> Problem to solve:
Copy every line with the string "that" in it.

> Data excerpt:
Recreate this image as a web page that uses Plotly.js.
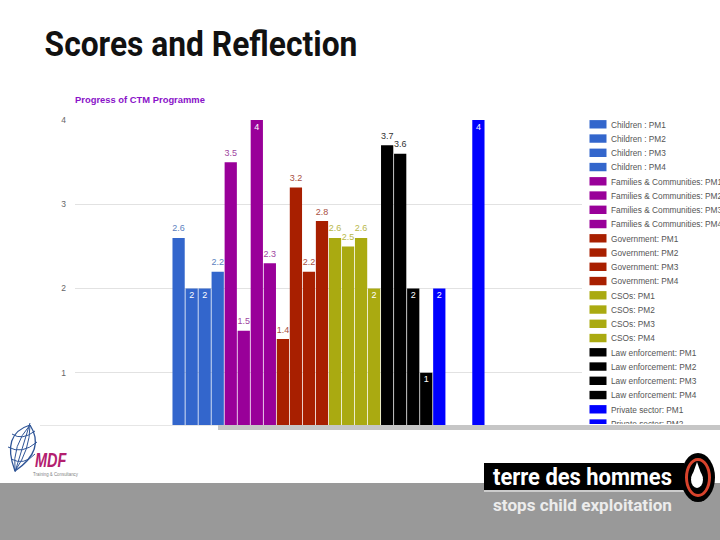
<!DOCTYPE html>
<html><head><meta charset="utf-8">
<script src="https://cdn.plot.ly/plotly-3.0.1.min.js"></script>
<style>html,body{margin:0;padding:0;background:#fff;overflow:hidden}#c{width:720px;height:540px}</style>
</head><body><div id="c"></div>
<script>
var groups = ["Children : ","Families & Communities: ","Government: ","CSOs: ","Law enforcement: ","Private sector: "];
var measures = ["PM1","PM2","PM3","PM4"];
var colors = ["#3366cc","#990099","#a81f00","#aaaa11","#000000","#0000ff"];
var labelColors = ["#5c7fc0","#a0459f","#a9503f","#b8b84a","#333333","#0000ff"];
var children = [2.6,2,2,2.2];
var families = [3.5,1.5,4,2.3];
var government = [1.4,3.2,2.2,2.8];
var csos = [2.6,2.5,2.6,2];
var lawEnforcement = [3.7,3.6,2,1];
var privateSector = [2,null,null,4];
var series = [children,families,government,csos,lawEnforcement,privateSector];
var yTicks = [1,2,3,4];
var insideValues = [2,1,4];

var W=720,H=540,L=75,R=582,T=120,B=425;
function px(x){return (x-L)/(R-L);}
function py(y){return (B-y)/(B-T);}

var sans='Liberation Sans, Arial, sans-serif';
var traces=[];
series.forEach(function(vals,g){
  vals.forEach(function(v,m){
    var inside = v!==null && (insideValues.indexOf(v)>=0);
    traces.push({
      type:'bar', x:['Scores'], y:[v], name:groups[g]+measures[m],
      marker:{color:colors[g]},
      text:[v===null?'':String(v)],
      textposition: inside?'inside':'outside',
      insidetextanchor:'end',
      textangle:0,
      constraintext:'none',
      cliponaxis:false,
      insidetextfont:{family:sans,size:9,color:'#ffffff'},
      outsidetextfont:{family:sans,size:9,color:labelColors[g]},
      hoverinfo:'name+y'
    });
  });
});

function rect(x0,y0,x1,y1,fill){return {type:'rect',xref:'paper',yref:'paper',x0:px(x0),x1:px(x1),y0:py(y0),y1:py(y1),fillcolor:fill,line:{width:0},layer:'above'};}
function oval(x0,y0,x1,y1,fill){return {type:'circle',xref:'paper',yref:'paper',x0:px(x0),x1:px(x1),y0:py(y0),y1:py(y1),fillcolor:fill,line:{width:0},layer:'above'};}
function seg(x0,y0,x1,y1,c,w){return {type:'line',xref:'paper',yref:'paper',x0:px(x0),x1:px(x1),y0:py(y0),y1:py(y1),line:{color:c,width:w},layer:'above'};}
function curve(a,c,b,col,w){return {type:'path',xref:'paper',yref:'paper',
  path:'M '+px(a[0])+' '+py(a[1])+' Q '+px(c[0])+' '+py(c[1])+' '+px(b[0])+' '+py(b[1]),
  fillcolor:'rgba(0,0,0,0)',line:{color:col,width:w},layer:'above'};}
function note(t,x,y,size,color,family){return {text:t,xref:'paper',yref:'paper',x:px(x),y:py(y),xanchor:'left',yanchor:'middle',showarrow:false,font:{size:size,color:color,family:family},borderpad:0};}

var globe='#2f5597';
var shapes=[
  rect(0,483,720,540,'#999999'),
  seg(40,425.5,218,425.5,'#e6e6e6',1),
  rect(218,425,720,430,'#c6c6c6'),
  // MDF globe
  curve([30,425],[1,434],[15,471],globe,1.3),
  curve([30,425],[46,450],[15,471],globe,1.3),
  curve([30,425],[12,445],[15,471],globe,1),
  curve([30,425],[30,450],[15,471],globe,1),
  curve([12,434],[22,441],[35,431],globe,1),
  curve([8,447],[22,455],[37,442],globe,1),
  curve([11,459],[24,466],[35,454],globe,1),
  seg(15,472,30,423,globe,1),
  // terre des hommes
  rect(484,463,684,490,'#000000'),
  seg(484,491,684,491,'#ffffff',1),
  oval(681,453,715,502,'#000000'),
  oval(685,458,711,497,'#d8432c'),
  oval(688,461,708,494,'#000000'),
  oval(691,471,703,488,'#ffffff'),
  {type:'path',xref:'paper',yref:'paper',path:'M '+px(697)+' '+py(462)+' L '+px(691.3)+' '+py(478)+' L '+px(702.7)+' '+py(478)+' Z',fillcolor:'#ffffff',line:{width:0},layer:'above'}
];
var annotations=[
  note('<b>Scores and Reflection</b>',44,44,35,'#111111','Roboto, sans-serif'),
  note('<b>Progress of CTM Programme</b>',75,100.5,9,'#8a12c9',sans),
  note('<b><i>MDF</i></b>',35,460.5,20,'#b3206f',sans),
  note('Training &amp; Consultancy',33,473.5,6,'#7f7f7f',sans),
  note('<b>terre des hommes</b>',493,477,24,'#ffffff','Roboto, sans-serif'),
  note('<b>stops child exploitation</b>',493,505,17,'#ececec','Roboto, sans-serif')
];
// left edge and width, in pixels, that each annotation text should fill
var fitBoxes=[[44.5,313],[75,130],[35,32],[33,45],[493,179],[493,179]];

var layout={
  width:W,height:H,autosize:false,
  margin:{l:L,r:W-R,t:T,b:H-B,pad:0,autoexpand:false},
  paper_bgcolor:'#ffffff',plot_bgcolor:'#ffffff',
  barmode:'group',bargap:0.383,bargroupgap:0.06,
  showlegend:true,
  legend:{x:px(571),y:py(115),xanchor:'left',yanchor:'top',maxheight:309,
    bgcolor:'rgba(0,0,0,0)',borderwidth:0,traceorder:'normal',itemclick:false,itemdoubleclick:false,
    font:{family:sans,size:8.3,color:'#555555'}},
  xaxis:{showticklabels:false,showgrid:false,zeroline:false,ticks:'',showline:false},
  yaxis:{range:[0.38,4],tickvals:yTicks,ticktext:yTicks.map(String),showgrid:true,gridcolor:'#e2e2e2',gridwidth:1,
    zeroline:false,showline:false,ticks:'',ticklabelstandoff:8,
    tickfont:{family:sans,size:8.5,color:'#666666'}},
  shapes:shapes,annotations:annotations
};
Plotly.newPlot('c',traces,layout,{displayModeBar:false,responsive:false}).then(function(gd){
  var box=gd.getBoundingClientRect();
  // compact legend rows and wide swatches
  gd.querySelectorAll('.legend .traces').forEach(function(r,i){
    r.setAttribute('transform','translate(0,'+(9.3+i*14.25)+')');
    var p=r.querySelector('.legendpoints path');
    if(p){p.setAttribute('d','M8.5,4.2H-8.5V-4.2H8.5Z');p.style.stroke='none';}
    var pts=r.querySelector('.legendpoints');
    if(pts){pts.setAttribute('transform','translate(7,0)');}
  });
  var sb=gd.querySelector('.legend .scrollbar');
  if(sb){sb.style.display='none';}
  // value labels sit a little further from the bar tops
  gd.querySelectorAll('.bars .bartext text, .bars text.bartext').forEach(function(t){
    t.setAttribute('dy','-1.5');
  });
  // condense the title and logo texts to their widths
  gd.querySelectorAll('.annotation').forEach(function(a){
    var i=+a.getAttribute('data-index'), t=a.querySelector('text'), f=fitBoxes[i];
    if(!t||!f){return;}
    var b=t.getBBox(), r=t.getBoundingClientRect();
    var sx=f[1]/r.width, dx=f[0]-(r.left-box.left);
    var old=t.getAttribute('transform')||'';
    t.setAttribute('transform',old+' translate('+(b.x+dx)+',0) scale('+sx+',1) translate('+(-b.x)+',0)');
  });
});
</script></body></html>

> Solution to this exercise:
Recreate this image as a web page that uses Plotly.js.
// left edge and width, in pixels, that each annotation text should fill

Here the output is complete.